Consistency with State and International Practices
The U.S. Supreme Court highlighted the consistency of its ruling with practices in state courts, including North Carolina, and international practices, particularly in England. The Court noted that the rule prohibiting jurors from impeaching their verdicts was widely recognized and enforced in most jurisdictions, forming a coherent and unified approach to maintaining the confidentiality of jury deliberations. This alignment with both domestic and international practices reinforced the legitimacy and acceptance of the rule. By adhering to this standard, the Court aimed to ensure that the federal judiciary's procedures were in harmony with those of the states and other common law jurisdictions, thereby promoting uniformity and stability in the legal system.

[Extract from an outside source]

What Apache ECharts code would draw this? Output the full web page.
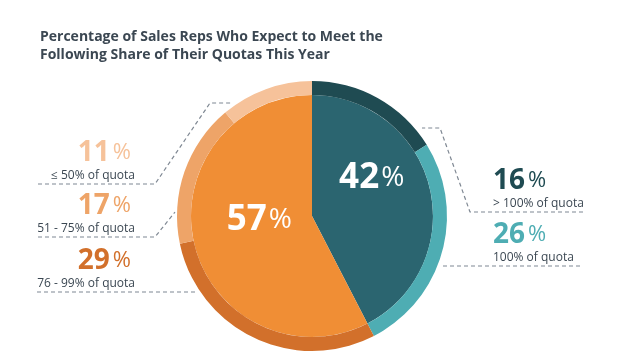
<!DOCTYPE html>
<html><head><meta charset="utf-8">
<script src="https://cdn.jsdelivr.net/npm/echarts@6/dist/echarts.min.js"></script>
<style>html,body{margin:0;padding:0;background:#fff}#c{width:631px;height:364px}</style>
</head><body><div id="c"></div>
<script>
// ---- data ----
const titleLines = ['Percentage of Sales Reps Who Expect to Meet the', 'Following Share of Their Quotas This Year'];
const innerNames = ['Meet or exceed quota', 'Below quota'];
const innerValues = [42, 57];
const outerNames = ['> 100% of quota', '100% of quota', '76 - 99% of quota', '51 - 75% of quota', '\u2264 50% of quota'];
const outerValues = [16, 26, 29, 17, 11];

// ---- styles ----
const innerColors = ['#2b6570', '#f08e35'];
const outerColors = ['#1f4b52', '#4eadb3', '#d2702b', '#eea468', '#f6c29a'];
const textColor = '#3b4752';
const FONT = "'Open Sans', sans-serif";
// label placement (block bottom anchor) and dashed leader polylines
const outerLabelPlace = [
  { x: 493, y: 212, align: 'left',  line: [[583, 212], [470, 212], [440, 128], [422, 128]] },
  { x: 493, y: 266, align: 'left',  line: [[580, 266], [443, 266]] },
  { x: 135, y: 292, align: 'right', line: [[37, 292], [197, 292]] },
  { x: 135, y: 237, align: 'right', line: [[38, 237], [155, 237], [175, 212]] },
  { x: 135, y: 184, align: 'right', line: [[38, 184], [155, 184], [210, 103], [233, 103]] }
];
const innerLabelShift = [[-2, -23], [9, -11]];

function outerRich(color, align) {
  return {
    n: { fontFamily: FONT, fontSize: 28, fontWeight: 'bold', color: color, lineHeight: 30, align: align },
    p: { fontFamily: FONT, fontSize: 22, color: color, lineHeight: 30, padding: [0, align === 'right' ? 4 : 0, 0, 3], align: align },
    t: { fontFamily: FONT, fontSize: 12, color: textColor, lineHeight: 16, align: align }
  };
}

const chart = echarts.init(document.getElementById('c'), null, { renderer: 'canvas' });
chart.setOption({
  animation: false,
  backgroundColor: '#fff',
  title: {
    text: titleLines.join('\n'),
    left: 40, top: 28, padding: 0,
    textStyle: { fontFamily: FONT, fontSize: 14, fontWeight: 'bold', color: textColor, lineHeight: 18 }
  },
  series: [
    {
      type: 'pie',
      center: [312, 216],
      radius: [0, 121],
      startAngle: 90,
      clockwise: true,
      silent: true,
      emphasis: { disabled: true },
      data: innerValues.map((v, i) => ({ value: v, name: innerNames[i], itemStyle: { color: innerColors[i] } })),
      label: {
        position: 'inside',
        formatter: p => '{n|' + p.value + '}{p|%}',
        rich: {
          n: { fontFamily: FONT, fontSize: 35, fontWeight: 'bold', color: '#fff', lineHeight: 40 },
          p: { fontFamily: FONT, fontSize: 28, color: '#fff', lineHeight: 40, padding: [0, 0, 0, 2] }
        }
      },
      labelLine: { show: false },
      labelLayout: p => ({ dx: innerLabelShift[p.dataIndex][0], dy: innerLabelShift[p.dataIndex][1] })
    },
    {
      type: 'pie',
      center: [312, 216],
      radius: [121, 135],
      startAngle: 90,
      clockwise: true,
      silent: true,
      avoidLabelOverlap: false,
      emphasis: { disabled: true },
      data: outerValues.map((v, i) => ({
        value: v, name: outerNames[i],
        itemStyle: { color: outerColors[i] },
        label: { align: outerLabelPlace[i].align, rich: outerRich(outerColors[i], outerLabelPlace[i].align) }
      })),
      label: {
        show: true,
        position: 'outside',
        formatter: p => '{n|' + p.value + '}{p|%}\n{t|' + p.name + '}'
      },
      labelLine: {
        show: true, smooth: false,
        lineStyle: { color: '#7f8893', width: 1.2, type: [4, 3] }
      },
      labelLayout: p => {
        const L = outerLabelPlace[p.dataIndex];
        return { x: L.x, y: L.y, align: L.align, verticalAlign: 'bottom', labelLinePoints: L.line };
      }
    }
  ]
});
</script>
</body></html>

Self-Preserving Rules of Courts
The Court underscored the necessity for courts in each jurisdiction to adopt and enforce their own self-preserving rules, particularly regarding jury conduct and verdict inquiries. It emphasized that the conduct of jurors, as officers of the court, could significantly impact the administration of justice. Therefore, courts must have the autonomy to establish rules that preserve their integrity and functionality. The Court asserted that while the Conformity Act required federal courts to align with state practices where possible, it did not extend to matters involving the conduct of jurors, who were integral to the judicial process. This autonomy allowed federal courts to uphold principles that protected the jury system's integrity, even if it meant denying individual litigants a remedy for alleged misconduct.